Leer un libro es dialogar con el autor y formar, tácitamente, una comunidad con los otros eventuales e hipotéticos lectores. Asentir, disentir, ir más allá de nosotros mismos, detrás de una idea superadora. Y para hacerlo es preciso tener interiorizado un lenguaje rico, dúctil, compresivo de los hechos y las cosas. Sin él es muy difícil –casi imposible- comunicarnos intelectualmente.
El poeta alemán de posguerra Gottfried Benn lo expresa en una imagen contundente: “Palabras, palabras, ¡sustantivos! Basta que abran las alas y milenios salen volando”. Las palabras, en efecto, poseen una existencia latente que actúa como un hechizo desde el blanco de la página o a través de la caverna del oído. Esto lo saben mejor que nadie los poetas.

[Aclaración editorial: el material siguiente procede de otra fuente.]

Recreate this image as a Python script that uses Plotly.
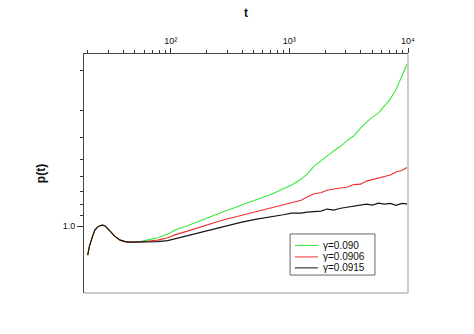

Ahora bien, el libro es una creación de la cultura. Primero, fue la inscripción en las tablillas recubiertas de cera, luego fue el papiro y el pergamino; más tarde, el rollo, el volumen y, recién bien entrado el siglo IV de C., surgió el libro tal como hoy lo conocemos (fue el codex de los latinos). Hasta llegar, muchos años después, a la impresión con tipos móviles. Y de ahí, hasta el presente.
Lo cierto es que las operaciones para acceder a estos medios eran distintas. Las tablillas, tanto como los papiros y pergaminos, eran estáticos y no permitían casi ninguna interacción. Los rollos y los volúmenes exigían hacerlos girar con ambas manos y solo permitían una lectura parcial de párrafos y parágrafos. Recién el libro ofrecerá al lector la plenitud de la página y de los espacios en blanco –también significativos- que la iluminan.
Un largo recorrido, pues, que hoy culmina con el libro electrónico y con la página sin asiento material, en los que es posible discutir, subrayar, guardar, reenviar, responder. Como en todo cambio de época, hoy asistimos a la convivencia entre el libro físico y el digital (e-book). Y, acaso, a la lenta sustitución del primero por el segundo.
¿Hay pérdida? Quisiera aventurar que no. Aunque abro un interrogante en lo que respecta al libro de texto, que tiene un papel clave en la enseñanza. El maestro lo selecciona y el alumno lo lee, lo escribe, lo porta consigo y lo lleva a su casa, en donde pasa a formar parte de los objetos diarios, estableciendo un contacto irreemplazable.
La pérdida, si la hay, está –vuelvo sobre la idea originaria- en la pérdida del contacto con el libro, cualquiera sea su asiento. Esto es, en el abandono de la lectura y en la consiguiente pérdida del universo del lenguaje que –como digo- nos ayuda tanto a expresarnos como a ser y pensar. Antes que tinta y papel, los libros son inagotables depósitos de memoria.
Por eso, retomar aquel libro que fue la delicia de un verano puede convertirse en un ademán rejuvenecedor; releer páginas que ayer fueron subrayadas, destacadas, apropiadas, señalar el instante de una conciliación. “Un hombre es lo que lee” se ha repetido infinitas veces.
No, la civilización del libro no llega a su fin. Muta, cambia, adopta nuevos formatos, se adapta a un lector que hace de la variedad un modo de vida. Cada 23 de abril podemos continuar celebrando la existencia del libro y de la industria editorial que lo pone a nuestro alcance.